P.S. there are vectors that are naturally multidimensional. AVX2 have vectors in the shape of vector<2x4xf32>. vperm2f128 allows align along 2 and vpalignr allows align along 4. Or if consider tensor-core operand as a vector, though they don’t support align using tensor core.

Hello @ztuowen

I do not have the cycles to go into the docs you pointed at this time but the use cases you describe seem to be covered by the MLIR Vector Dialect.

For the cast you point to, this op should give you everything you need as soon as it lands: https://reviews.llvm.org/D73635

Note however that it is not yet connected to lowering to LLVM, you are welcome to either:

  • pick it up and get familiar with the MLIR lowering/conversion infrastructure, or
  • ask for it to be implemented, (ideally by providing a test case and a description of what you expect as an output).

Either way, please let us know whether the analysis about your use cases is correct.
Please also file a bug for the VectorOps Dialect here.

Thank you!

Thanks, we’ll look into it.

@aartbik and @andydavis1 for visibility.

Actually, no. The vector.shape_cast doesn’t appear to deal with a surrounding memref and changing its shape as well but the OP is asking for that in (a) and (b).

@ztuowen What you need for the memref part is pretty much the memref_shape_cast here. There is also the LLVM lowering for it.
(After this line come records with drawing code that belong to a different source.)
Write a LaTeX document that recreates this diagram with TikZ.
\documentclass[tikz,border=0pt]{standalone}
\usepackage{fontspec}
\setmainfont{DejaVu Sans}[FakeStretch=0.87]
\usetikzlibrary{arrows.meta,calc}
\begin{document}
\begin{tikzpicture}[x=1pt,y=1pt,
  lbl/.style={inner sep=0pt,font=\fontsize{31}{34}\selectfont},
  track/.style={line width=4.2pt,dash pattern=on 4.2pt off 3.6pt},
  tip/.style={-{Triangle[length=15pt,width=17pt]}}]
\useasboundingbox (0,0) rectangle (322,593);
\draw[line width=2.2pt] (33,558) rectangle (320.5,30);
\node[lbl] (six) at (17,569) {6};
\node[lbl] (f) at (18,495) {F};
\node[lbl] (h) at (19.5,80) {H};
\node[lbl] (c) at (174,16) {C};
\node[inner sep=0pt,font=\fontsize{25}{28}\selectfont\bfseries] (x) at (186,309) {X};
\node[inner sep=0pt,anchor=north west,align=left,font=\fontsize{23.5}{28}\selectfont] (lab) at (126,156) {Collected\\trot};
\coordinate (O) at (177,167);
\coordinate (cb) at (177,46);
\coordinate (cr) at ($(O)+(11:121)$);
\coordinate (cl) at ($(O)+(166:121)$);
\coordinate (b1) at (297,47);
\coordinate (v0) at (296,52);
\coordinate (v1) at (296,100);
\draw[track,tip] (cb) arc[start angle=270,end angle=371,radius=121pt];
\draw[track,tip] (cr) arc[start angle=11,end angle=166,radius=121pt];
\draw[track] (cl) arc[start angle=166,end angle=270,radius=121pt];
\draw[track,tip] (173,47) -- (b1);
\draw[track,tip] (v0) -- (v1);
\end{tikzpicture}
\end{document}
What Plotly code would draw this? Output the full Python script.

A similar abstraction doesn’t exist upstream but you are welcome to extend this and contribute.

@bondhugula how is Andy’s vector.shape_cast addition not a perfect fit for case c) ?

c) vector<4x4x4xf32> to vector<4x16xf32>

There are always multiple ways of solving a particular problem and this is my current recommendation given all the current moving pieces.
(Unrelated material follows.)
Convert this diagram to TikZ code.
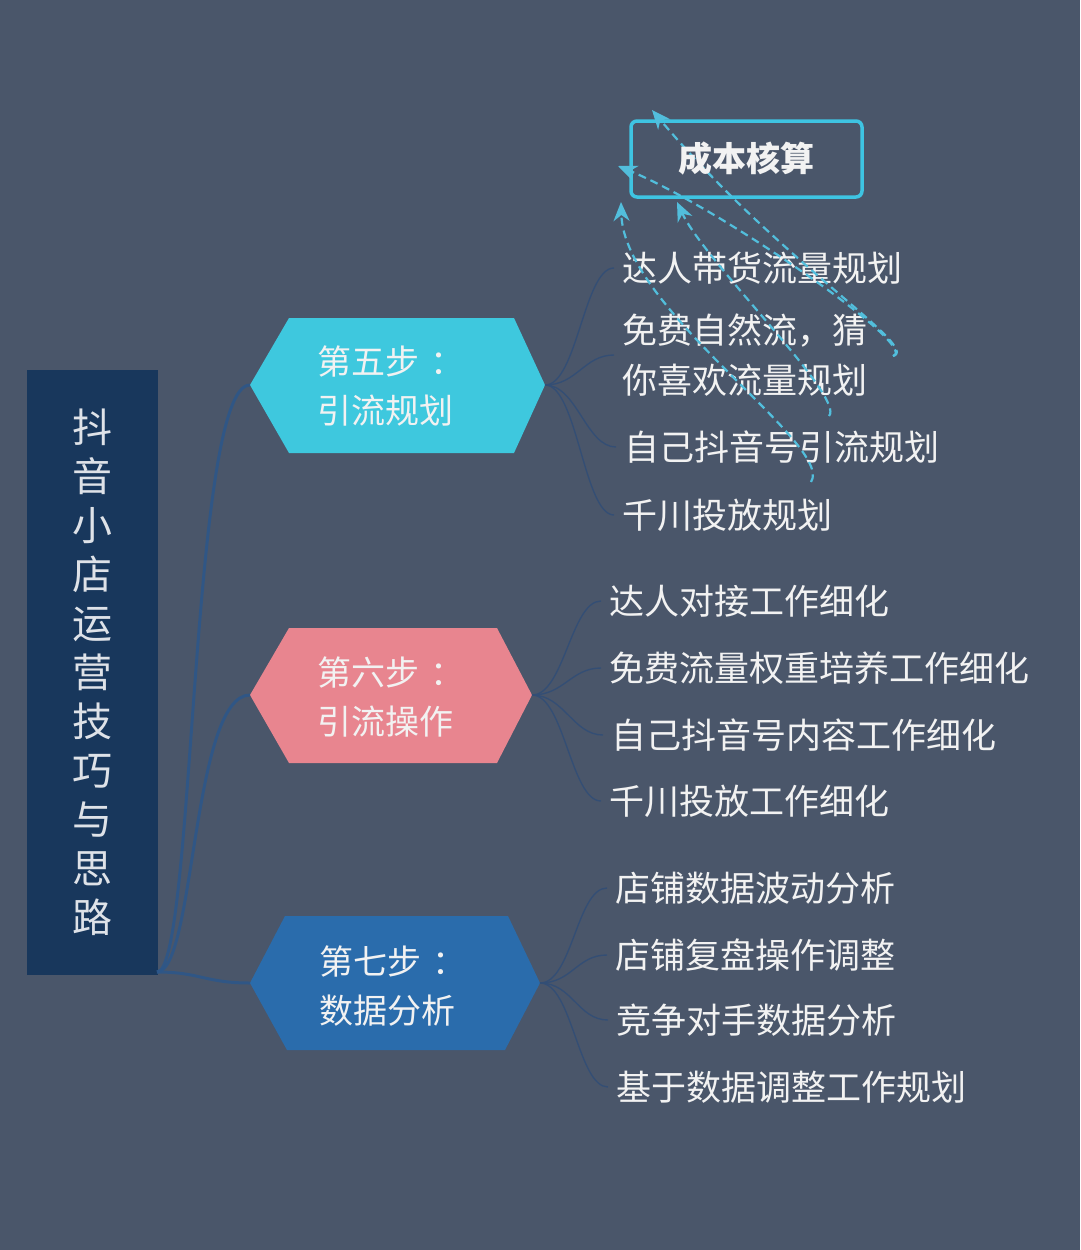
\documentclass[tikz,border=0pt]{standalone}
\usepackage{fontspec}
\setmainfont{Noto Sans CJK SC}
\usetikzlibrary{arrows.meta}
\definecolor{bgcol}{RGB}{74,86,106}
\definecolor{titlebg}{RGB}{24,55,92}
\definecolor{titletxt}{RGB}{222,226,232}
\definecolor{cfive}{RGB}{62,200,222}
\definecolor{csix}{RGB}{232,133,143}
\definecolor{cseven}{RGB}{42,108,172}
\definecolor{linkcol}{RGB}{44,86,138}
\definecolor{sublinkcol}{RGB}{50,78,118}
\definecolor{dashcol}{RGB}{82,190,220}
\definecolor{boxcol}{RGB}{62,196,226}
\definecolor{txtcol}{RGB}{242,242,242}
\tikzset{
  childtext/.style={anchor=west, text=txtcol, font=\fontsize{35}{50}\selectfont, inner sep=0pt, align=left},
  steptext/.style={text=txtcol, font=\fontsize{34}{49}\selectfont, inner sep=0pt, align=left},
  mainlink/.style={draw=linkcol, line width=3pt, opacity=0.85},
  sublink/.style={draw=sublinkcol, line width=1.4pt, opacity=0.9},
  relation/.style={draw=dashcol, line width=2.2pt, dash pattern=on 8pt off 5pt,
    -{Stealth[length=19pt,width=16pt,inset=6pt]}},
}
\begin{document}
\begin{tikzpicture}[x=1pt,y=-1pt]
\useasboundingbox (0,0) rectangle (1080,1250);
\fill[bgcol] (0,0) rectangle (1080,1250);

% title
\node[fill=titlebg, minimum width=131pt, minimum height=605pt, inner sep=0pt,
      text=titletxt, font=\fontsize{40}{49}\selectfont, align=center] (title) at (92,672.5)
  {抖\\音\\小\\店\\运\\营\\技\\巧\\与\\思\\路};
\coordinate (root) at (157,972);

% hexagons
\coordinate (s5w) at (250,385); \coordinate (s5e) at (545,385);
\fill[cfive] (s5w) -- (289,318) -- (514,318) -- (s5e) -- (514,453) -- (289,453) -- cycle;
\node[steptext] (s5) at (391,386) {第五步\kern0.3em：\\引流规划};

\coordinate (s6w) at (250,695); \coordinate (s6e) at (532,695);
\fill[csix] (s6w) -- (289,628) -- (497,628) -- (s6e) -- (497,763) -- (289,763) -- cycle;
\node[steptext] (s6) at (391,697) {第六步\kern0.3em：\\引流操作};

\coordinate (s7w) at (250,983); \coordinate (s7e) at (540,983);
\fill[cseven] (s7w) -- (285,916) -- (508,916) -- (s7e) -- (505,1050) -- (287,1050) -- cycle;
\node[steptext] (s7) at (393,986) {第七步\kern0.3em：\\数据分析};

% main links
\draw[mainlink] (root) .. controls (195,972) and (190,385) .. (s5w);
\draw[mainlink] (root) .. controls (195,972) and (192,695) .. (s6w);
\draw[mainlink] (root) .. controls (200,972) and (205,983) .. (s7w);

% children of step 5
\node[childtext] (n51) at (622,268) {达人带货流量规划};
\node[childtext] (n52) at (622,355) {免费自然流，猜\\你喜欢流量规划};
\node[childtext] (n53) at (624,447) {自己抖音号引流规划};
\node[childtext] (n54) at (622,515) {千川投放规划};
% children of step 6
\node[childtext] (n61) at (609,601) {达人对接工作细化};
\node[childtext] (n62) at (609,668) {免费流量权重培养工作细化};
\node[childtext] (n63) at (611,735) {自己抖音号内容工作细化};
\node[childtext] (n64) at (609,801) {千川投放工作细化};
% children of step 7
\node[childtext] (n71) at (615,888) {店铺数据波动分析};
\node[childtext] (n72) at (615,955) {店铺复盘操作调整};
\node[childtext] (n73) at (616,1020) {竞争对手数据分析};
\node[childtext] (n74) at (616,1087) {基于数据调整工作规划};

\foreach \c in {n51,n52,n53,n54}
  \draw[sublink] (s5e) .. controls +(32,0) and +(-30,0) .. ([xshift=-8pt]\c.west);
\foreach \c in {n61,n62,n63,n64}
  \draw[sublink] (s6e) .. controls +(32,0) and +(-30,0) .. ([xshift=-8pt]\c.west);
\foreach \c in {n71,n72,n73,n74}
  \draw[sublink] (s7e) .. controls +(32,0) and +(-30,0) .. ([xshift=-8pt]\c.west);

% cost box
\node[draw=boxcol, line width=3.5pt, rounded corners=6pt, fill=bgcol,
      minimum width=231pt, minimum height=76pt, inner sep=0pt] (cost) at (746.5,159) {};

% relation tails and heads
\coordinate (ta) at (893,356);
\coordinate (tc) at (811,482);
\coordinate (td) at (829,416);
\coordinate (ha) at (652,110);
\coordinate (hb) at (618,166);
\coordinate (hc) at (621,202);
\coordinate (hd) at (677,202);
\draw[relation] (ta) .. controls (922,348) and (780,262) .. (ha);
\draw[relation] (ta) .. controls (922,348) and (720,208) .. (hb);
\draw[relation] (tc) .. controls (835,445) and (624,310) .. (hc);
\draw[relation] (td) .. controls (846,398) and (705,262) .. (hd);

\node[text=txtcol, font=\bfseries\fontsize{34}{40}\selectfont, inner sep=0pt] (costtext) at (cost.center) {成本核算};
\end{tikzpicture}
\end{document}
Of course, if this is happens to not be enough for what @ztuowen needs, I am happy to reconsider my recommendation based on new information and see how this will fit in the overall strategy.

The OP is asking for (a), (b), not c) AFAIU. Yes, c) is of course vector.shape_cast. See below.

I’ll try that as well. Shape cast also changes the Memref data structure right? Will it be better if all statically known dimensions are directly codegened with constants, so that reshapes like these wouldn’t need to touch the MemRef struct?